▶ _Material_
— Start —
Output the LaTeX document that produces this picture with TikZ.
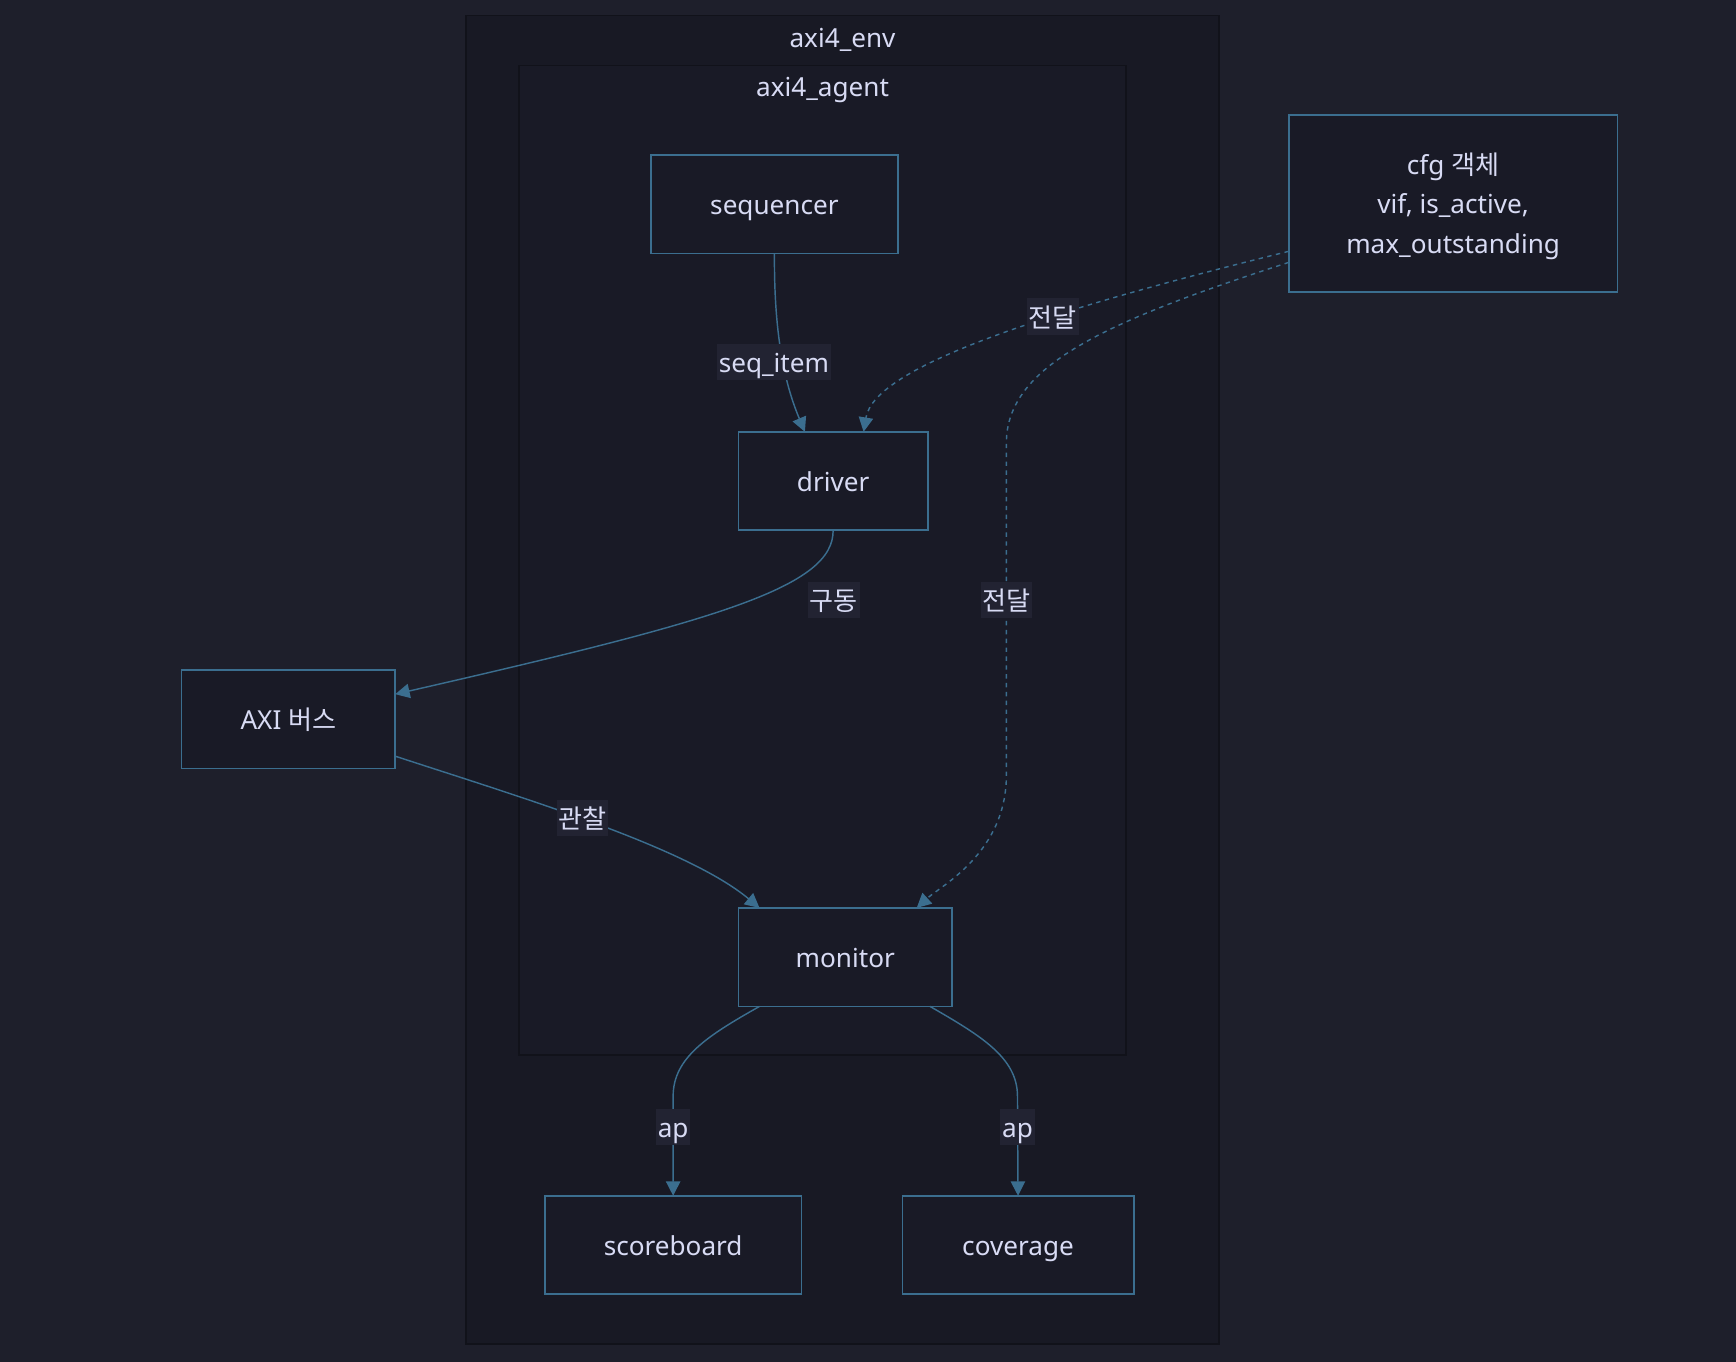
— End —
— Start —
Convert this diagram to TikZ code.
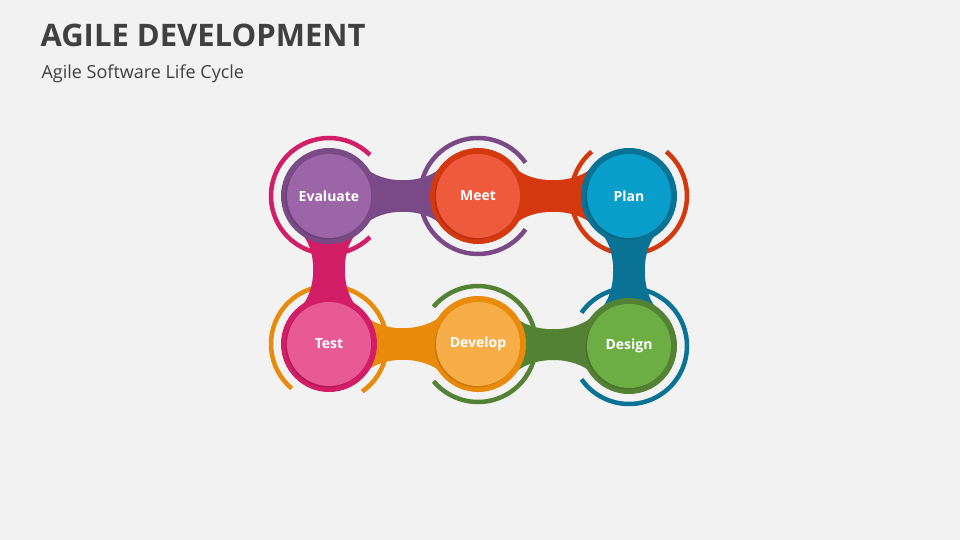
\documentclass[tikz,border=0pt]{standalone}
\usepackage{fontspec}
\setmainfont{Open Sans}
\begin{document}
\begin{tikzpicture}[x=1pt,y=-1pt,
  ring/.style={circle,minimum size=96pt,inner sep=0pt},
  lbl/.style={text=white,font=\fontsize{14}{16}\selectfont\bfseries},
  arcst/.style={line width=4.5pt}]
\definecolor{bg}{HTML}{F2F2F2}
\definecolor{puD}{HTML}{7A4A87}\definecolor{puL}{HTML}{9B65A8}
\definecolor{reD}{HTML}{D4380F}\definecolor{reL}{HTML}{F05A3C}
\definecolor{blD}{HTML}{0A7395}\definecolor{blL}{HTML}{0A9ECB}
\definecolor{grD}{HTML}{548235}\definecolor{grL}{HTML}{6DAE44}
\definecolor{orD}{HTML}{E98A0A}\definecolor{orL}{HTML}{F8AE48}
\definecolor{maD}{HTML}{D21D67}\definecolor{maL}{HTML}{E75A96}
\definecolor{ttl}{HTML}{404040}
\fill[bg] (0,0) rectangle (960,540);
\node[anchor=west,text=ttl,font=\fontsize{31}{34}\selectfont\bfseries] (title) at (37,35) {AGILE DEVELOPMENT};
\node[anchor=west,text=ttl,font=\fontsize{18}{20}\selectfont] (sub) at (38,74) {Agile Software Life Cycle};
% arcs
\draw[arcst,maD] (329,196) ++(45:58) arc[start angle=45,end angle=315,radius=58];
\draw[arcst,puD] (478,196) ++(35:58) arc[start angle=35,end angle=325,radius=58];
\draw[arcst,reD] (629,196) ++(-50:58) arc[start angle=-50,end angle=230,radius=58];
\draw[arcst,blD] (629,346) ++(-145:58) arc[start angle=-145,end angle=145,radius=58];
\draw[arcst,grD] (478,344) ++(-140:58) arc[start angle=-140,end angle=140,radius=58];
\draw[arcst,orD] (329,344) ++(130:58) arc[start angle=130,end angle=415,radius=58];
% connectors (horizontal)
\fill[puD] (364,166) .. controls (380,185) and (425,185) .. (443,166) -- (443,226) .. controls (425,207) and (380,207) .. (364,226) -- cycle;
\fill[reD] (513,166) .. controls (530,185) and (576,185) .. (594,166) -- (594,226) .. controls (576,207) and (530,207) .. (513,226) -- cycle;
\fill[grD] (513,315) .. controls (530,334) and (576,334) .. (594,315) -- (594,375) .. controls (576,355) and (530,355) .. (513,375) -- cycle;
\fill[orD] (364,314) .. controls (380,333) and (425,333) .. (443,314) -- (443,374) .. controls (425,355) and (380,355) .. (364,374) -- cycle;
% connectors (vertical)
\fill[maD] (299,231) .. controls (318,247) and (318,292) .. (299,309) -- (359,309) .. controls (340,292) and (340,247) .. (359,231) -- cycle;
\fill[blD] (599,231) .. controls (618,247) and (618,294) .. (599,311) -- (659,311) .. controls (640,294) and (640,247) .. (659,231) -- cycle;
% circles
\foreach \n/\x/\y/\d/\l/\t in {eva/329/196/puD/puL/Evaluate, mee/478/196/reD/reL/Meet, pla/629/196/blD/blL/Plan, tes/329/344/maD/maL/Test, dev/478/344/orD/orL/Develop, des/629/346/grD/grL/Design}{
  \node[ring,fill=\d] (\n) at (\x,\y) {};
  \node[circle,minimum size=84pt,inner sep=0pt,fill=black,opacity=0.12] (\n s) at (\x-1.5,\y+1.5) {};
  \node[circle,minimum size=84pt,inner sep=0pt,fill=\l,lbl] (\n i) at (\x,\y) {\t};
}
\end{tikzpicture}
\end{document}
— End —
▶ _Aim of the task_
All lines above containing the string "this" are to be collected.

▶ _Answer for the task_
Output the LaTeX document that produces this picture with TikZ.
Convert this diagram to TikZ code.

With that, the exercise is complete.